TASK STATEMENT – Retype only the lines below from the one with "Give me the matplotlib source for this chart." to the one with "azul = '#0d67b5'", inclusive, skipping every image.

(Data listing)
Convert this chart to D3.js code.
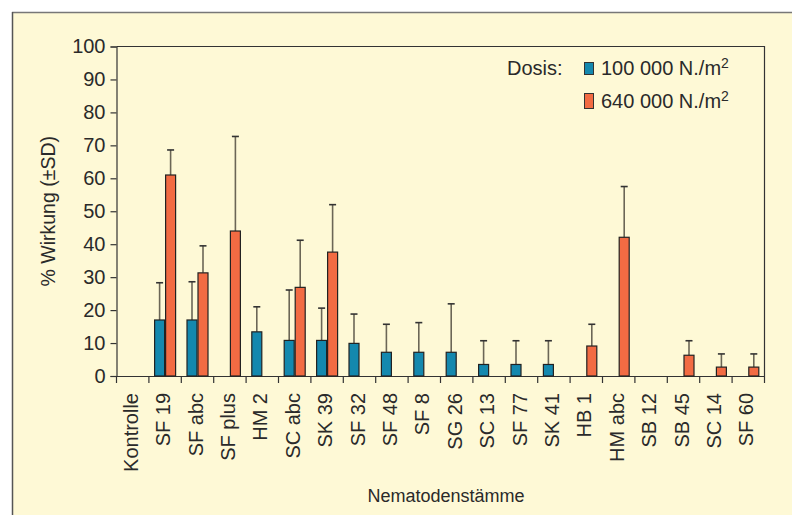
<!DOCTYPE html>
<html><head><meta charset="utf-8">
<script src="https://cdn.jsdelivr.net/npm/d3@7"></script>
<style>html,body{margin:0;padding:0;background:#fff;}svg{display:block;}</style>
</head><body>
<script>
const categories = ["Kontrolle","SF 19","SF abc","SF plus","HM 2","SC abc","SK 39","SF 32","SF 48","SF 8","SG 26","SC 13","SF 77","SK 41","HB 1","HM abc","SB 12","SB 45","SC 14","SF 60"];
const seriesNames = ["100 000 N./m", "640 000 N./m"];
const low = [null,17,17,null,13.4,10.8,10.8,9.9,7.2,7.2,7.2,3.5,3.5,3.5,null,null,null,null,null,null];
const lowSD = [null,11.3,11.6,null,7.6,15.3,9.8,8.9,8.5,9,14.7,7.2,7.2,7.2,null,null,null,null,null,null];
const high = [null,61,31.3,44,null,26.9,37.6,null,null,null,null,null,null,null,9.1,42.1,null,6.3,2.7,2.7];
const highSD = [null,7.6,8.2,28.7,null,14.3,14.4,null,null,null,null,null,null,null,6.6,15.4,null,4.4,4,4];
const yTicks = [0,10,20,30,40,50,60,70,80,90,100];

const W = 792, H = 515;
const colors = ["#1488ae", "#f26b43"];
const font = "'Liberation Sans', Arial, sans-serif";
const svg = d3.select("body").append("svg").attr("width", W).attr("height", H);

// frame
svg.append("rect").attr("x", 12).attr("y", 12).attr("width", W).attr("height", H).attr("fill", "#fef9d6");
svg.append("line").attr("x1", 12).attr("x2", W).attr("y1", 12.5).attr("y2", 12.5).attr("stroke", "#777").attr("stroke-width", 1.5);
svg.append("line").attr("x1", 12.5).attr("x2", 12.5).attr("y1", 12).attr("y2", H).attr("stroke", "#555").attr("stroke-width", 1.5);

const m = {l: 116.5, r: 764.5, t: 46.5, b: 376};
const x = d3.scaleBand().domain(categories).range([m.l, m.r]);
const y = d3.scaleLinear().domain([0, 100]).range([m.b, m.t]);
const bw = 11;

// plot frame top/right
svg.append("path").attr("d", `M${m.l},${m.t}H${m.r}V${m.b}`).attr("fill", "none").attr("stroke", "#333").attr("stroke-width", 1.2);

// y axis
const ya = svg.append("g").attr("transform", `translate(${m.l},0)`)
  .call(d3.axisLeft(y).tickValues(yTicks).tickSize(6).tickPadding(5));
ya.select(".domain").attr("stroke", "#333").attr("stroke-width", 1.2);
ya.selectAll(".tick line").attr("stroke", "#333").attr("stroke-width", 1.2);
ya.selectAll("text").attr("font-family", font).attr("font-size", 20).attr("fill", "#2a2a2a");

// x axis
const xa = svg.append("g").attr("transform", `translate(0,${m.b})`)
  .call(d3.axisBottom(x).tickSize(0).tickPadding(0));
xa.select(".domain").attr("stroke", "#333").attr("stroke-width", 1.2);
xa.selectAll(".tick text").attr("font-family", font).attr("font-size", 20).attr("fill", "#2a2a2a")
  .attr("text-anchor", "end").attr("dy", null)
  .attr("transform", "translate(5,17) rotate(-90)");
// boundary ticks
const bounds = categories.map(c => x(c)).concat([m.r]);
svg.append("g").selectAll("line").data(bounds).join("line")
  .attr("x1", d => d).attr("x2", d => d).attr("y1", m.b).attr("y2", m.b + 7)
  .attr("stroke", "#333").attr("stroke-width", 1.2);

// bars
const series = [{v: low, sd: lowSD, off: -bw}, {v: high, sd: highSD, off: 0}];
series.forEach((s, i) => {
  const g = svg.append("g");
  categories.forEach((c, j) => {
    const v = s.v[j];
    if (v == null) return;
    const cx = x(c) + x.bandwidth() / 2 + s.off;
    const top = v + s.sd[j];
    g.append("line").attr("x1", cx + bw / 2).attr("x2", cx + bw / 2)
      .attr("y1", y(v)).attr("y2", y(top)).attr("stroke", "#6b6656").attr("stroke-width", 1.6);
    g.append("line").attr("x1", cx + bw / 2 - 3.5).attr("x2", cx + bw / 2 + 3.5)
      .attr("y1", y(top)).attr("y2", y(top)).attr("stroke", "#333").attr("stroke-width", 1.6);
    g.append("rect").attr("x", cx + 0.5).attr("y", y(v)).attr("width", bw - 1).attr("height", y(0) - y(v))
      .attr("fill", colors[i]).attr("stroke", "#222").attr("stroke-width", 1.2);
  });
});

// legend
const lg = svg.append("g").attr("font-family", font).attr("font-size", 20).attr("fill", "#2a2a2a");
lg.append("text").attr("x", 507).attr("y", 75).text("Dosis:").attr("fill", "#2a2a2a");
seriesNames.forEach((n, i) => {
  const yy = 75 + i * 33;
  lg.append("rect").attr("x", 584.5).attr("y", yy - 12.5 - (i ? 2 : 0)).attr("width", 9).attr("height", 12 + (i ? 3 : 0))
    .attr("fill", colors[i]).attr("stroke", "#333").attr("stroke-width", 1);
  const t = lg.append("text").attr("x", 601).attr("y", yy).attr("fill", "#2a2a2a").text(n);
  t.append("tspan").attr("font-size", 14).attr("dy", -7).text("2");
});

// axis titles
svg.append("text").attr("transform", `translate(55,${(m.t + m.b) / 2}) rotate(-90)`)
  .attr("text-anchor", "middle").attr("font-family", font).attr("font-size", 19.5).attr("fill", "#2a2a2a")
  .text("% Wirkung (±SD)");
svg.append("text").attr("x", 446).attr("y", 502).attr("text-anchor", "middle")
  .attr("font-family", font).attr("font-size", 18).attr("fill", "#2a2a2a").text("Nematodenstämme");
</script>
</body></html>
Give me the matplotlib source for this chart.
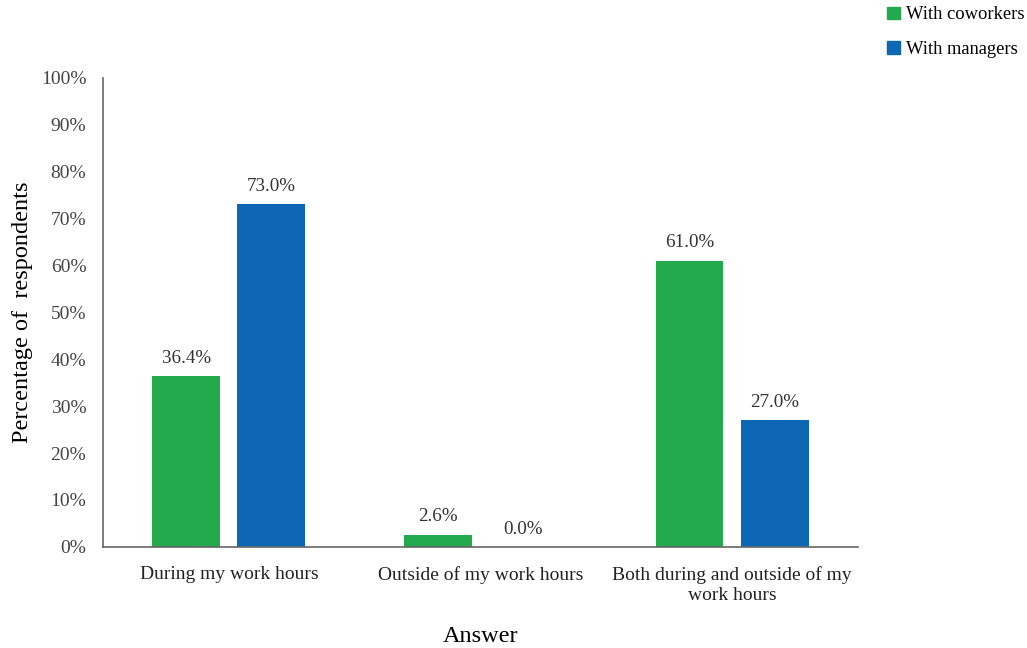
import numpy as np
import matplotlib.pyplot as plt
from matplotlib.patches import Patch

plt.rcParams['font.family'] = ['Liberation Serif', 'DejaVu Serif']

categorias = ['During my work hours', 'Outside of my work hours',
              'Both during and outside of my\nwork hours']
coworkers = [36.4, 2.6, 61.0]
managers = [73.0, 0.0, 27.0]
yticks = np.arange(0, 101, 10)

verde = '#23a94e'
azul = '#0d67b5'

fig = plt.figure(figsize=(10.27, 6.48), dpi=100)
ax = fig.add_axes([0.1003, 0.156, 0.735, 0.724])

x = np.arange(len(categorias))
ancho = 0.27
desp = 0.169
b1 = ax.bar(x - desp, coworkers, ancho, color=verde)
b2 = ax.bar(x + desp, managers, ancho, color=azul)

# etiquetas de valor sobre cada barra
for barras, vals in ((b1, coworkers), (b2, managers)):
    for b, v in zip(barras, vals):
        ax.text(b.get_x() + b.get_width() / 2, v + 2.0, f'{v:.1f}%',
                ha='center', va='bottom', fontsize=13.7, color='#333333')

ax.set_xlim(-0.5, 2.5)
ax.set_ylim(0, 100)
ax.set_yticks(yticks)
ax.set_yticklabels([f'{t}%' for t in yticks], fontsize=14, color='#444444')
ax.set_xticks(x)
ax.set_xticklabels(categorias, fontsize=14, color='#222222', linespacing=1.2)
ax.tick_params(axis='y', length=0, pad=12)
ax.tick_params(axis='x', length=0, pad=14)

for s in ('top', 'right'):
    ax.spines[s].set_visible(False)
for s in ('left', 'bottom'):
    ax.spines[s].set_color('#666666')
    ax.spines[s].set_linewidth(1.2)

ax.set_ylabel('Percentage of  respondents', fontsize=17.5)
ax.yaxis.set_label_coords(-0.093, 0.5)
ax.set_xlabel('Answer', fontsize=17.5)
ax.xaxis.set_label_coords(0.5, -0.168)

handles = [Patch(color=verde, label='With coworkers'),
           Patch(color=azul, label='With managers')]
fig.legend(handles=handles, loc='upper left', bbox_to_anchor=(0.864, 0.99),
           frameon=False, fontsize=13.3, handlelength=0.7, handleheight=0.7,
           handletextpad=0.3, labelspacing=0.95, borderpad=0,
           borderaxespad=0)

fig.savefig('out.png', dpi=100)
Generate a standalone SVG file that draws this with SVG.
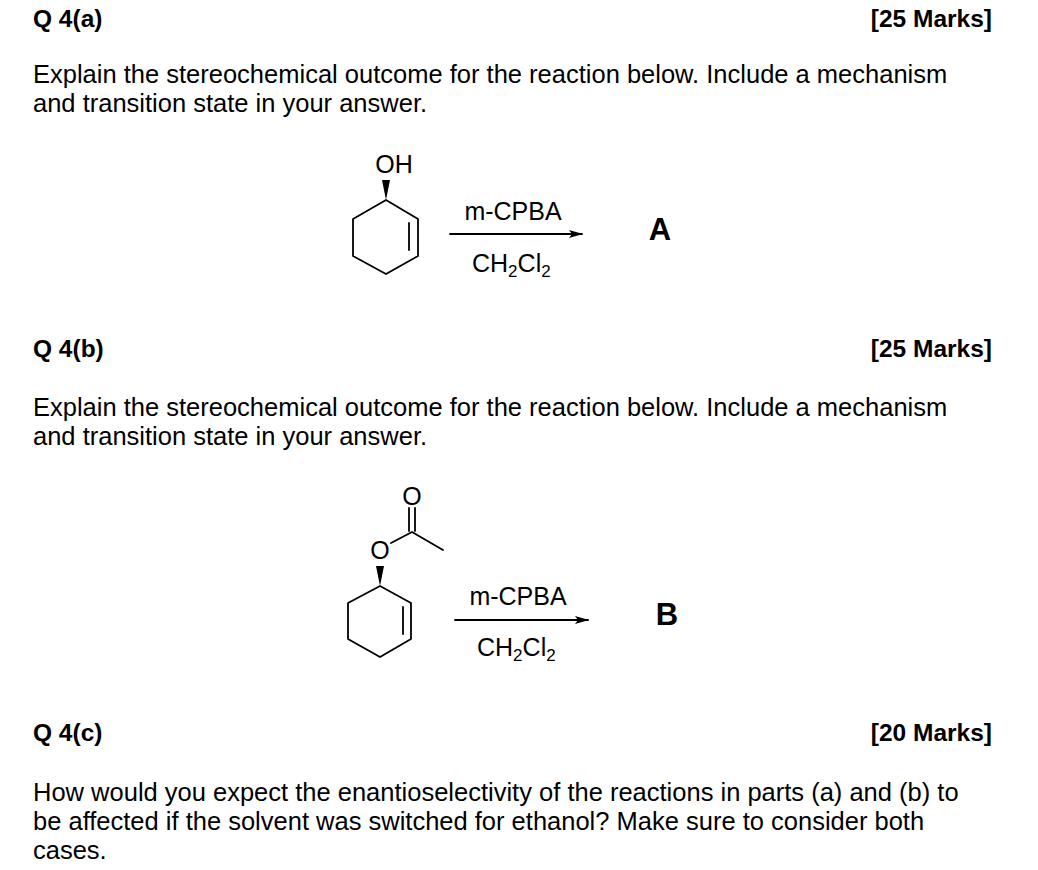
<svg xmlns="http://www.w3.org/2000/svg" width="1038" height="870" viewBox="0 0 1038 870">
<style>
text{font-family:"Liberation Sans",Arial,sans-serif;fill:#000}
.h{font-size:24.5px;font-weight:bold}
.b{font-size:25.5px}
.l{font-size:25px}
.s{font-size:17px}
.big{font-size:31px;font-weight:bold}
.bond{stroke:#000;stroke-width:1.8;fill:none;stroke-linecap:round;stroke-linejoin:round}
</style>
<defs><marker id="ar" markerWidth="14" markerHeight="8" refX="13" refY="4" orient="auto" markerUnits="userSpaceOnUse"><path d="M0,0 L14,4 L0,8 L3,4 Z" fill="#000"/></marker></defs>
<rect width="1038" height="870" fill="#fff"/>
<text class="h" x="33" y="27">Q 4(a)</text>
<text class="h" x="992" y="27" text-anchor="end">[25 Marks]</text>
<text class="b" x="33" y="83">Explain the stereochemical outcome for the reaction below. Include a mechanism</text>
<text class="b" x="33" y="112">and transition state in your answer.</text>
<g id="molA">
<path class="bond" d="M386,200 L418,219 L418,256 L386,274 L353,256 L353,219 Z M409,223 L409,250"/>
<path d="M386,200 L382,180 L390,180 Z" fill="#000"/>
<text class="l" x="394" y="173" text-anchor="middle">OH</text>
</g>
<g id="connectors">
<line class="bond" x1="450" y1="234" x2="582" y2="234" marker-end="url(#ar)"/>
<line class="bond" x1="455" y1="620" x2="588" y2="620" marker-end="url(#ar)"/>
</g>
<text class="l" x="513" y="220" text-anchor="middle">m-CPBA</text>
<text class="l" x="472" y="272">CH<tspan class="s" dy="5">2</tspan><tspan dy="-5">Cl</tspan><tspan class="s" dy="5">2</tspan></text>
<text class="big" x="660" y="240" text-anchor="middle">A</text>
<text class="h" x="33" y="357">Q 4(b)</text>
<text class="h" x="992" y="357" text-anchor="end">[25 Marks]</text>
<text class="b" x="33" y="416">Explain the stereochemical outcome for the reaction below. Include a mechanism</text>
<text class="b" x="33" y="445">and transition state in your answer.</text>
<g id="molB">
<path class="bond" d="M380,586 L411,603 L411,639 L380,657 L348,639 L348,603 Z M403,607 L403,634"/>
<path d="M380,586 L376,566 L384,566 Z" fill="#000"/>
<text class="l" x="380" y="559" text-anchor="middle">O</text>
<path class="bond" d="M391,543 L412,532 L443,550 M409,531 L409,508 M415,531 L415,508"/>
<text class="l" x="412" y="505" text-anchor="middle">O</text>
</g>
<text class="l" x="518" y="605" text-anchor="middle">m-CPBA</text>
<text class="l" x="477" y="656">CH<tspan class="s" dy="5">2</tspan><tspan dy="-5">Cl</tspan><tspan class="s" dy="5">2</tspan></text>
<text class="big" x="667" y="625" text-anchor="middle">B</text>
<text class="h" x="33" y="741">Q 4(c)</text>
<text class="h" x="992" y="741" text-anchor="end">[20 Marks]</text>
<text class="b" x="33" y="801">How would you expect the enantioselectivity of the reactions in parts (a) and (b) to</text>
<text class="b" x="33" y="830">be affected if the solvent was switched for ethanol? Make sure to consider both</text>
<text class="b" x="33" y="859">cases.</text>
</svg>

WRITTEN RESPONSE –
Give me the matplotlib source for this chart.
import numpy as np
import matplotlib.pyplot as plt
from matplotlib.patches import Patch

plt.rcParams['font.family'] = ['Liberation Serif', 'DejaVu Serif']

categorias = ['During my work hours', 'Outside of my work hours',
              'Both during and outside of my\nwork hours']
coworkers = [36.4, 2.6, 61.0]
managers = [73.0, 0.0, 27.0]
yticks = np.arange(0, 101, 10)

verde = '#23a94e'
azul = '#0d67b5'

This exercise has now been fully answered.